Available data
* * * * * * * * *
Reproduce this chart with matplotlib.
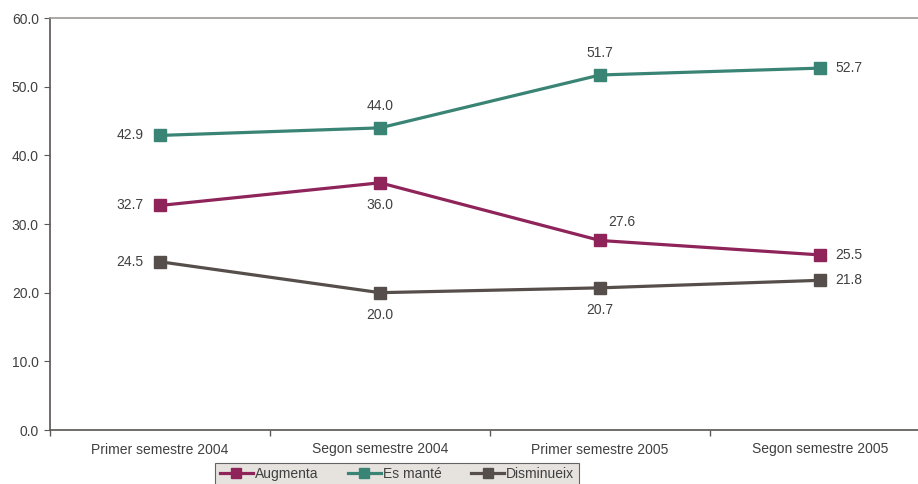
import numpy as np
import matplotlib.pyplot as plt

plt.rcParams['font.family'] = ['Liberation Sans', 'DejaVu Sans']

categories = ["Primer semestre 2004", "Segon semestre 2004",
              "Primer semestre 2005", "Segon semestre 2005"]
augmenta = [32.7, 36.0, 27.6, 25.5]
es_mante = [42.9, 44.0, 51.7, 52.7]
disminueix = [24.5, 20.0, 20.7, 21.8]

series = [
    ("Augmenta", augmenta, "#8e2459", ["left", "below", "aboveright", "right"]),
    ("Es manté", es_mante, "#3a8475", ["left", "above", "above", "right"]),
    ("Disminueix", disminueix, "#564e4b", ["left", "below", "below", "right"]),
]

txt = "#404040"
fs = 10
fig = plt.figure(figsize=(9.18, 4.84), dpi=100)
ax = fig.add_axes([50/918, 1 - 430/484, 880/918, 412/484])

x = np.arange(len(categories))
offsets = {"left": (-12, 0, "right", "center"),
           "right": (11, 0, "left", "center"),
           "above": (0, 11, "center", "bottom"),
           "below": (0, -11, "center", "top"),
           "aboveright": (6, 8, "left", "bottom")}

for name, vals, col, pos in series:
    ax.plot(x, vals, color=col, lw=2.3, marker="s", ms=8.5, label=name)
    for xi, v, p in zip(x, vals, pos):
        dx, dy, ha, va = offsets[p]
        ax.annotate(f"{v:.1f}", (xi, v), xytext=(dx, dy), textcoords="offset points",
                    ha=ha, va=va, fontsize=fs, color=txt)

ax.set_xlim(-0.5, 3.5)
ax.set_ylim(0, 60)
ax.set_yticks(np.arange(0, 61, 10))
ax.set_yticklabels([f"{t:.1f}" for t in np.arange(0, 61, 10)])
ax.set_xticks(x)
ax.set_xticklabels(categories)
ax.set_xticks(np.arange(-0.5, 3.6, 1), minor=True)
ax.tick_params(axis="x", which="major", length=0, pad=9, labelsize=fs, labelcolor=txt)
ax.tick_params(axis="x", which="minor", length=4, color="#5a5a5a", width=1)
ax.tick_params(axis="y", length=4, color="#5a5a5a", labelsize=fs, labelcolor=txt, pad=4)

ax.spines["right"].set_visible(False)
ax.spines["top"].set_color("#a09894")
ax.spines["left"].set_color("#5a5452")
ax.spines["bottom"].set_color("#5a5452")
for s in ["left", "bottom", "top"]:
    ax.spines[s].set_linewidth(1.2)

leg = fig.legend(loc="upper center", bbox_to_anchor=(397/918, 1 - 463/484), ncol=3,
                 fontsize=fs, frameon=True, fancybox=False, handlelength=2.4,
                 columnspacing=2.1, handletextpad=0.15, borderpad=0.3, markerscale=0.8,
                 borderaxespad=0)
leg.get_frame().set_facecolor("#e0dcd8")
leg.get_frame().set_edgecolor("#404040")
leg.get_frame().set_linewidth(0.8)
for t in leg.get_texts():
    t.set_color(txt)

fig.savefig("out.png", dpi=100)
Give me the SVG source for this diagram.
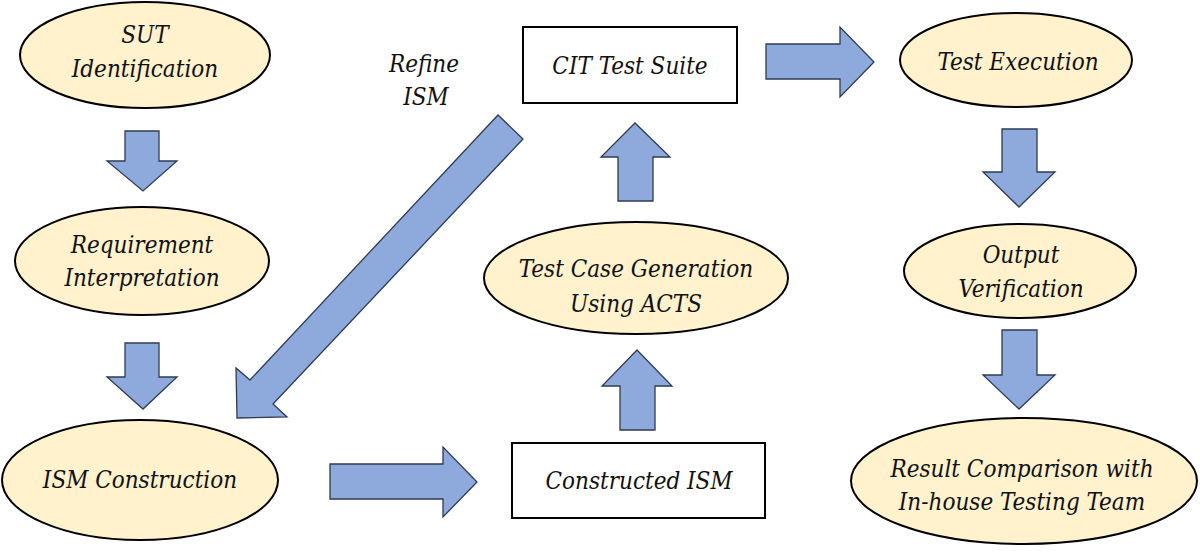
<svg xmlns="http://www.w3.org/2000/svg" width="1200" height="552" viewBox="0 0 1200 552">
<style>
.node ellipse{fill:#FFF2CC;stroke:#000;stroke-width:2}
.node rect{fill:#fff;stroke:#000;stroke-width:2}
text{font-family:'DejaVu Serif Condensed','DejaVu Serif',serif;font-stretch:condensed;font-style:italic;font-size:24px;fill:#111;text-anchor:middle}
.arrow{fill:#8EA9DB;stroke:#2f3b52;stroke-width:1.3;stroke-linejoin:miter}
</style>
<rect width="1200" height="552" fill="#fff"/>
<g id="connectors">
<path class="arrow" d="M125,131 H159 V161 H177 L143,191 L107,161 H125 Z"/>
<path class="arrow" d="M125,343 H159 V377 H177 L143,409 L107,377 H125 Z"/>
<path class="arrow" d="M1002,129 H1037 V172 H1055 L1019,207 L983,172 H1002 Z"/>
<path class="arrow" d="M1002,330 H1037 V375 H1055 L1019,409 L983,375 H1002 Z"/>
<path class="arrow" d="M766,44 H840 V27 L874,62 L840,97 V79 H766 Z"/>
<path class="arrow" d="M330,464 H443 V447 L477,482 L443,517 V499 H330 Z"/>
<path class="arrow" d="M618,201 V157 H601 L635,123 L670,157 H653 V201 Z"/>
<path class="arrow" d="M620,430 V386 H602 L637,350 L672,386 H655 V430 Z"/>
<path class="arrow" d="M498,115 L523,139 L273,404 L287,417 L237,418 L236,368 L250,380 Z"/>
</g>
<g id="sut" class="node">
<ellipse cx="145" cy="55" rx="125" ry="53"/>
<text x="145" y="43">SUT</text>
<text x="145" y="77">Identification</text>
</g>
<g id="req" class="node">
<ellipse cx="142" cy="261" rx="127" ry="54"/>
<text x="142" y="253">Requirement</text>
<text x="142" y="286">Interpretation</text>
</g>
<g id="ismc" class="node">
<ellipse cx="140" cy="480" rx="138" ry="60"/>
<text x="140" y="488">ISM Construction</text>
</g>
<g id="refine">
<text x="424" y="72">Refine</text>
<text x="426" y="105">ISM</text>
</g>
<g id="cit" class="node">
<rect x="523" y="27" width="214" height="76"/>
<text x="630" y="74">CIT Test Suite</text>
</g>
<g id="tcg" class="node">
<ellipse cx="636" cy="278" rx="152" ry="56"/>
<text x="636" y="277">Test Case Generation</text>
<text x="636" y="312">Using ACTS</text>
</g>
<g id="cism" class="node">
<rect x="512" y="443" width="253" height="75"/>
<text x="639" y="489">Constructed ISM</text>
</g>
<g id="exec" class="node">
<ellipse cx="1016" cy="60" rx="116" ry="47"/>
<text x="1018" y="70">Test Execution</text>
</g>
<g id="outv" class="node">
<ellipse cx="1020" cy="271" rx="116" ry="47"/>
<text x="1021" y="263">Output</text>
<text x="1021" y="297">Verification</text>
</g>
<g id="result" class="node">
<ellipse cx="1024" cy="481" rx="173" ry="63"/>
<text x="1022" y="477">Result Comparison with</text>
<text x="1022" y="510">In-house Testing Team</text>
</g>
</svg>
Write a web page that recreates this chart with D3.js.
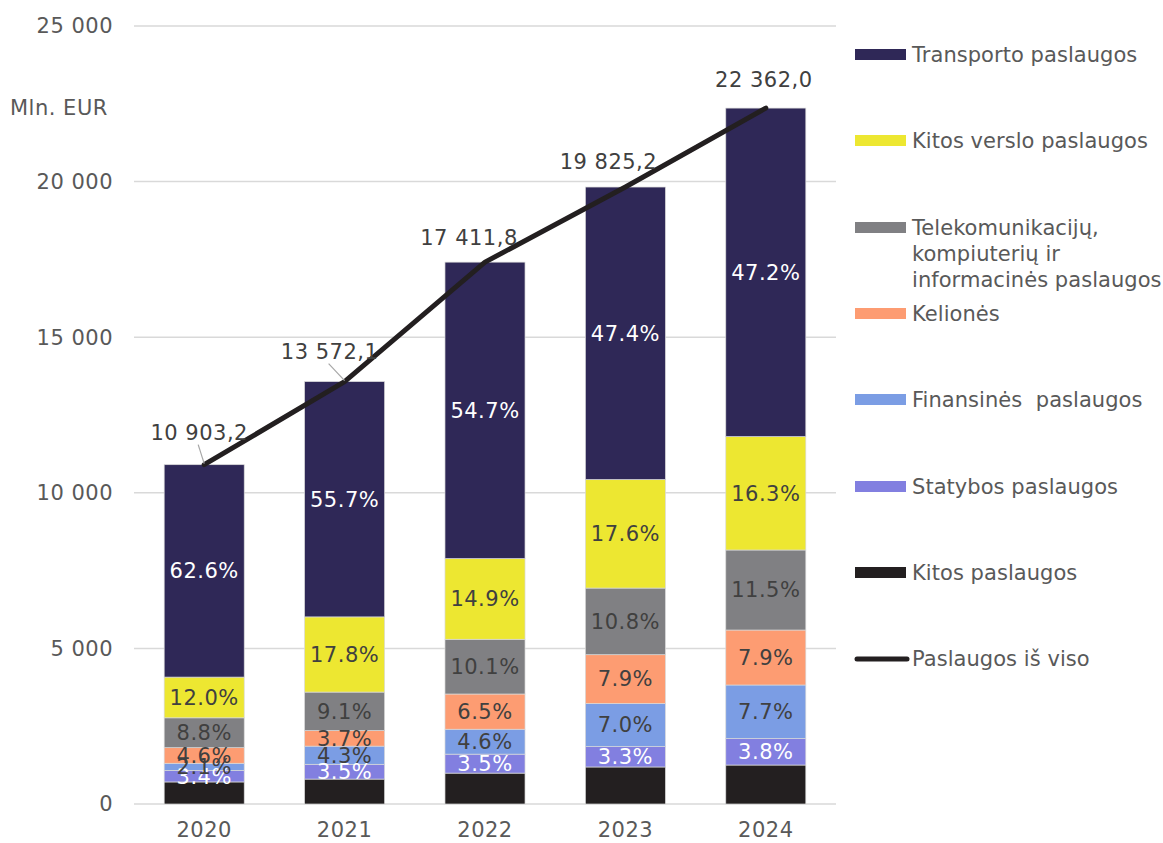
<!DOCTYPE html>
<html>
<head>
<meta charset="utf-8">
<script src="https://cdn.jsdelivr.net/npm/d3@7"></script>
<style>
  body { margin: 0; background: #fff; }
  text { font-family: "DejaVu Sans", Verdana, sans-serif; letter-spacing: 0.5px; }
  .legend text { letter-spacing: 0.05px; }
</style>
</head>
<body>
<script>
// Width and height
const w = 1163;
const h = 843;
const fs = 21;

// Data
const years = ["2020", "2021", "2022", "2023", "2024"];
const totals = [10903.2, 13572.1, 17411.8, 19825.2, 22362.0];
const totalLabels = ["10 903,2", "13 572,1", "17 411,8", "19 825,2", "22 362,0"];

// shares in %, bottom to top
const kitosPaslaugos = [6.5, 5.9, 5.7, 6.0, 5.6];
const statybos = [3.4, 3.5, 3.5, 3.3, 3.8];
const finansines = [2.1, 4.3, 4.6, 7.0, 7.7];
const kelliones = [4.6, 3.7, 6.5, 7.9, 7.9];
const telekom = [8.8, 9.1, 10.1, 10.8, 11.5];
const kitosVerslo = [12.0, 17.8, 14.9, 17.6, 16.3];
const transporto = [62.6, 55.7, 54.7, 47.4, 47.2];

const yTicks = [0, 5000, 10000, 15000, 20000, 25000];

const series = [
  { name: "Kitos paslaugos", values: kitosPaslaugos, color: "#231f20", label: null },
  { name: "Statybos paslaugos", values: statybos, color: "#827fe0", label: "#ffffff" },
  { name: "Finansinės\u00a0 paslaugos", values: finansines, color: "#7b9de4", label: "#404040" },
  { name: "Kelionės", values: kelliones, color: "#fd9c72", label: "#404040" },
  { name: "Telekomunikacijų,\nkompiuterių ir\ninformacinės paslaugos", values: telekom, color: "#808083", label: "#404040" },
  { name: "Kitos verslo paslaugos", values: kitosVerslo, color: "#ede731", label: "#404040" },
  { name: "Transporto paslaugos", values: transporto, color: "#2f2857", label: "#ffffff" }
];

// build table for the stack
const rows = years.map((y, i) => {
  const r = { year: y };
  series.forEach(s => { r[s.name] = s.values[i] * totals[i] / 100; });
  return r;
});

const stack = d3.stack().keys(series.map(s => s.name));
const stacked = stack(rows);

// Scales
const x = d3.scaleBand()
  .domain(years)
  .range([134, 836])
  .paddingInner(0.43)
  .paddingOuter(0.215);

const y = d3.scaleLinear()
  .domain([0, 25000])
  .range([804, 26]);

const svg = d3.select("body")
  .append("svg")
  .attr("width", w)
  .attr("height", h);

// gridlines
svg.append("g")
  .selectAll("line")
  .data(yTicks)
  .enter()
  .append("line")
  .attr("x1", 134)
  .attr("x2", 836)
  .attr("y1", d => y(d))
  .attr("y2", d => y(d))
  .attr("stroke", "#d9d9d9")
  .attr("stroke-width", 1.5);

// y tick labels
const fmt = v => d3.format(",")(v).replace(/,/g, " ");
svg.append("g")
  .selectAll("text")
  .data(yTicks)
  .enter()
  .append("text")
  .attr("x", 113)
  .attr("y", d => y(d))
  .attr("dy", "0.35em")
  .attr("text-anchor", "end")
  .attr("font-size", fs)
  .attr("fill", "#595959")
  .text(fmt);

svg.append("text")
  .attr("x", 10)
  .attr("y", 108)
  .attr("dy", "0.35em")
  .attr("font-size", fs)
  .attr("fill", "#595959")
  .text("Mln. EUR");

// x labels
svg.append("g")
  .selectAll("text")
  .data(years)
  .enter()
  .append("text")
  .attr("x", d => x(d) + x.bandwidth() / 2)
  .attr("y", 830)
  .attr("dy", "0.35em")
  .attr("text-anchor", "middle")
  .attr("font-size", fs)
  .attr("fill", "#595959")
  .text(d => d);

// bars
const layers = svg.append("g")
  .selectAll("g")
  .data(stacked)
  .enter()
  .append("g")
  .attr("fill", (d, i) => series[i].color);

layers.selectAll("rect")
  .data(d => d)
  .enter()
  .append("rect")
  .attr("x", d => x(d.data.year))
  .attr("y", d => y(d[1]))
  .attr("width", x.bandwidth())
  .attr("height", d => y(d[0]) - y(d[1]))
  .attr("stroke", "#d9d9d9")
  .attr("stroke-width", 0.7);

// percentage labels
stacked.forEach((layer, i) => {
  const s = series[i];
  if (!s.label) return;
  svg.append("g")
    .selectAll("text")
    .data(layer)
    .enter()
    .append("text")
    .attr("x", d => x(d.data.year) + x.bandwidth() / 2)
    .attr("y", d => (y(d[0]) + y(d[1])) / 2)
    .attr("dy", "0.35em")
    .attr("text-anchor", "middle")
    .attr("font-size", fs)
    .attr("fill", s.label)
    .text((d, j) => s.values[j].toFixed(1) + "%");
});

// total line
const line = d3.line()
  .x((d, i) => x(years[i]) + x.bandwidth() / 2)
  .y(d => y(d));

svg.append("path")
  .datum(totals)
  .attr("d", line)
  .attr("fill", "none")
  .attr("stroke", "#231f20")
  .attr("stroke-width", 5)
  .attr("stroke-linecap", "round")
  .attr("stroke-linejoin", "round");

// total labels (offset from point: dx, dy) and leader lines
const labelOffsets = [[-5, -32], [-15, -30], [-16, -24], [-17, -25], [-2, -28]];
totals.forEach((t, i) => {
  const px = x(years[i]) + x.bandwidth() / 2;
  const py = y(t);
  const lx = px + labelOffsets[i][0];
  const ly = py + labelOffsets[i][1];
  if (i < 2) {
    svg.append("line")
      .attr("x1", lx - 1).attr("y1", ly + 12)
      .attr("x2", px).attr("y2", py - 1)
      .attr("stroke", "#a6a6a6")
      .attr("stroke-width", 1.2);
  }
  svg.append("text")
    .attr("x", lx)
    .attr("y", ly)
    .attr("dy", "0.35em")
    .attr("text-anchor", "middle")
    .attr("font-size", fs)
    .attr("fill", "#404040")
    .text(totalLabels[i]);
});

// legend
const legendItems = series.slice().reverse();
const legendY = [55, 141, 228, 314, 400, 487, 573];
const legend = svg.append("g").attr("class", "legend");
legendItems.forEach((s, i) => {
  legend.append("rect")
    .attr("x", 855)
    .attr("y", legendY[i] - 6)
    .attr("width", 51)
    .attr("height", 11)
    .attr("fill", s.color);
  const t = legend.append("text")
    .attr("x", 912)
    .attr("y", legendY[i])
    .attr("font-size", fs)
    .attr("fill", "#595959");
  s.name.split("\n").forEach((ln, k) => {
    t.append("tspan")
      .attr("x", 912)
      .attr("dy", k === 0 ? "0.35em" : "1.22em")
      .text(ln);
  });
});
legend.append("line")
  .attr("x1", 857).attr("x2", 907)
  .attr("y1", 659).attr("y2", 659)
  .attr("stroke", "#231f20")
  .attr("stroke-width", 5)
  .attr("stroke-linecap", "round");
legend.append("text")
  .attr("x", 912)
  .attr("y", 659)
  .attr("dy", "0.35em")
  .attr("font-size", fs)
  .attr("fill", "#595959")
  .text("Paslaugos iš viso");
</script>
</body>
</html>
* * * * * * * * *
Set task
Quote, exactly and only, the lines from the first line of the data above through the line containing "ax = fig.add_axes([50/918, 1". The pictures do not belong in it.

Exercise result
Reproduce this chart with matplotlib.
import numpy as np
import matplotlib.pyplot as plt

plt.rcParams['font.family'] = ['Liberation Sans', 'DejaVu Sans']

categories = ["Primer semestre 2004", "Segon semestre 2004",
              "Primer semestre 2005", "Segon semestre 2005"]
augmenta = [32.7, 36.0, 27.6, 25.5]
es_mante = [42.9, 44.0, 51.7, 52.7]
disminueix = [24.5, 20.0, 20.7, 21.8]

series = [
    ("Augmenta", augmenta, "#8e2459", ["left", "below", "aboveright", "right"]),
    ("Es manté", es_mante, "#3a8475", ["left", "above", "above", "right"]),
    ("Disminueix", disminueix, "#564e4b", ["left", "below", "below", "right"]),
]

txt = "#404040"
fs = 10
fig = plt.figure(figsize=(9.18, 4.84), dpi=100)
ax = fig.add_axes([50/918, 1 - 430/484, 880/918, 412/484])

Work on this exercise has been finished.